Problem:
Provide the count of lines that hold "with" and no other output.

--- START Source data ---

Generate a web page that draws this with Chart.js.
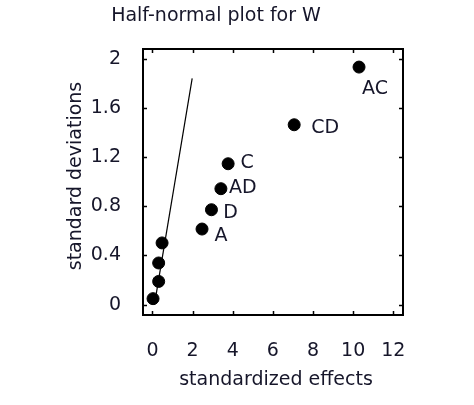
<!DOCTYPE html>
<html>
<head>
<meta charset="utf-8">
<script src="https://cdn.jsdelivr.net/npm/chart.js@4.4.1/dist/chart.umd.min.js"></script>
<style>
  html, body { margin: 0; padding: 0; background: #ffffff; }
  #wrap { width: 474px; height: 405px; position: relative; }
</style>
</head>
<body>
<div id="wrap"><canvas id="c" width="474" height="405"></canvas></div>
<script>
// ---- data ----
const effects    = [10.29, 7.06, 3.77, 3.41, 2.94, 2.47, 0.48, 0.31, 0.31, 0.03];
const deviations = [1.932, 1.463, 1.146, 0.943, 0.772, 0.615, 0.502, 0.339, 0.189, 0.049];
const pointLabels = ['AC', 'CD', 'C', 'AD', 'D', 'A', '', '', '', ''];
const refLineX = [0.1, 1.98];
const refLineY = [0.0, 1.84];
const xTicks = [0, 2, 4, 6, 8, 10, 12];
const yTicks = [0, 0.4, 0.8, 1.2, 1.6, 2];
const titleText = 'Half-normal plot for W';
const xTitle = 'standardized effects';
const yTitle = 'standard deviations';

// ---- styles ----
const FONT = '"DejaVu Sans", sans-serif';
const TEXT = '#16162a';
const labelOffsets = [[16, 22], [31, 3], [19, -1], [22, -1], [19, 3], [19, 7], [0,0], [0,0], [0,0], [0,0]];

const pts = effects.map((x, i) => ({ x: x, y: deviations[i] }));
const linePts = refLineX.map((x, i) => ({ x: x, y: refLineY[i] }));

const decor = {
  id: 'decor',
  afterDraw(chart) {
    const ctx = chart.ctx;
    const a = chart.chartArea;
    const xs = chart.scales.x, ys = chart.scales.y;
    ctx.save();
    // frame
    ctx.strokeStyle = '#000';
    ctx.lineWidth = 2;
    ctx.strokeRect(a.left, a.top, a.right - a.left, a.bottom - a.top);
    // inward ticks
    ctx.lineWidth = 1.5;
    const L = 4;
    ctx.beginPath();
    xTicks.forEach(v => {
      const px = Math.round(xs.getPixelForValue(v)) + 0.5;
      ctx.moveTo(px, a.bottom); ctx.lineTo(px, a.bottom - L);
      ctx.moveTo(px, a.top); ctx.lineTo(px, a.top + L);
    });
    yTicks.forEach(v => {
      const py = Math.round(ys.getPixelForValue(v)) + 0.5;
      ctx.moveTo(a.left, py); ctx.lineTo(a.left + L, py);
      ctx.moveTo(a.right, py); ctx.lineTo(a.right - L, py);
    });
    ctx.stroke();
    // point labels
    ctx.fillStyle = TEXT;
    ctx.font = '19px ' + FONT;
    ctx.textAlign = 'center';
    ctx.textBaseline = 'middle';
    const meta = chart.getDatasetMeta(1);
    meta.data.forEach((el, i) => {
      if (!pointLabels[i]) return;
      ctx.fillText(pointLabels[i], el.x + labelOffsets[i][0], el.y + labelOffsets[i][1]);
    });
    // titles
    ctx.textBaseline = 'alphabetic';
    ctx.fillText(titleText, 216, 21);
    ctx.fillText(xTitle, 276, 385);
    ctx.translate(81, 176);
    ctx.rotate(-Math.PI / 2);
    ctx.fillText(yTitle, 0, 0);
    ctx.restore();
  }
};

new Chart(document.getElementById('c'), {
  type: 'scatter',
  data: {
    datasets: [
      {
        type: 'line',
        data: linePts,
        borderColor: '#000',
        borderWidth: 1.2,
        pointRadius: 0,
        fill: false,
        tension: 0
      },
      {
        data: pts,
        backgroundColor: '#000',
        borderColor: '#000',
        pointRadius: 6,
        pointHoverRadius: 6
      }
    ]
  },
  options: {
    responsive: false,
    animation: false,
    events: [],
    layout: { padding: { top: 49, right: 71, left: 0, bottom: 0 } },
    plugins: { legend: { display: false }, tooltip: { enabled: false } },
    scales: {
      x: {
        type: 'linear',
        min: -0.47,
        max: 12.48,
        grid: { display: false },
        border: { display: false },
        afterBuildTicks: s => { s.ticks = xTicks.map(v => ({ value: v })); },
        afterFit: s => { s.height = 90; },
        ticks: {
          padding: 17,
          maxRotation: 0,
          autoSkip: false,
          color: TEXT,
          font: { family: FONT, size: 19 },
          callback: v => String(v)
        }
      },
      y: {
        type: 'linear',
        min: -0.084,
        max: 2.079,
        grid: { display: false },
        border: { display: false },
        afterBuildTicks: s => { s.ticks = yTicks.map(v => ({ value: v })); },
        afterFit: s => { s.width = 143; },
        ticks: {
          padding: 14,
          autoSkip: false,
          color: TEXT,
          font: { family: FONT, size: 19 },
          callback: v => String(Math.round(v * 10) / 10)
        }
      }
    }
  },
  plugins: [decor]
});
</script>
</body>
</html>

--- END Source data ---
--- START Source data ---

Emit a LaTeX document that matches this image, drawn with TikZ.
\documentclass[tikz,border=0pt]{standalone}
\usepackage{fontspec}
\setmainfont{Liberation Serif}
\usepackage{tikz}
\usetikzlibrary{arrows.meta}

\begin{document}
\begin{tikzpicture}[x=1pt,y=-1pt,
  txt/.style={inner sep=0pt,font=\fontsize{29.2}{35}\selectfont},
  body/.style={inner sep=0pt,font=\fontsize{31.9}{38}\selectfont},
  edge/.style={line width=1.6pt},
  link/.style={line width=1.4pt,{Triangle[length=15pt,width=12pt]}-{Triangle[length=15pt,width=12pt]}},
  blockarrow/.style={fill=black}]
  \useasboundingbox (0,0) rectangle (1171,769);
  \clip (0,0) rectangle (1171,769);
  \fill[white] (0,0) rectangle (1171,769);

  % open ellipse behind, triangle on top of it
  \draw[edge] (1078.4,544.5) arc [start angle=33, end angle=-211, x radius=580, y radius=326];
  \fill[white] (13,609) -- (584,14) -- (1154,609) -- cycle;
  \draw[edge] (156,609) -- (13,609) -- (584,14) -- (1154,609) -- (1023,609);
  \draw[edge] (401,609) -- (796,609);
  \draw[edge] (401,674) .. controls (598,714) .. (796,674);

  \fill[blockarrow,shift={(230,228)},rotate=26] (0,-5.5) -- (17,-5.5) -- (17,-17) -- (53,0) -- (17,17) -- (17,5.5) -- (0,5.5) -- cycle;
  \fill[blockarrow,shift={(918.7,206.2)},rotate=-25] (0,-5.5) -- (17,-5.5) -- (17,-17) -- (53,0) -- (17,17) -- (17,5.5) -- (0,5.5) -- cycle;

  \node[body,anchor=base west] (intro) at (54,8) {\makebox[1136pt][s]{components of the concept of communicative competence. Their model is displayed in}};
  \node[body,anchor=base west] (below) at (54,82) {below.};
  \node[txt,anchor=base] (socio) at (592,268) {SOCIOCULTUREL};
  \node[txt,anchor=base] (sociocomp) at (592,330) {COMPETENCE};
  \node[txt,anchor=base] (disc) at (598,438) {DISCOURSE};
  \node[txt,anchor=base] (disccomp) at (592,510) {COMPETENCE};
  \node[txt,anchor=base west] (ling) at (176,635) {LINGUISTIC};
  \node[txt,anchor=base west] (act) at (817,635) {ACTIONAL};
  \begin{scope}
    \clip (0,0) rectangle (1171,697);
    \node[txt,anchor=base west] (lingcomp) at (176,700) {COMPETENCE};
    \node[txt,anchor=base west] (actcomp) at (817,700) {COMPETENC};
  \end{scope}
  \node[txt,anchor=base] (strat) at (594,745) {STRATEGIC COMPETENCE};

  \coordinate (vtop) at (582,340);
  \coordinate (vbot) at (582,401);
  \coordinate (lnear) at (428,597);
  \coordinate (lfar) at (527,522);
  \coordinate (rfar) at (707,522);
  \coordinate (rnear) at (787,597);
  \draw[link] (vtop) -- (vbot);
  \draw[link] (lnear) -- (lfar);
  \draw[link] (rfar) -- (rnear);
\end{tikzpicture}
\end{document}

--- END Source data ---

Correct answer:
2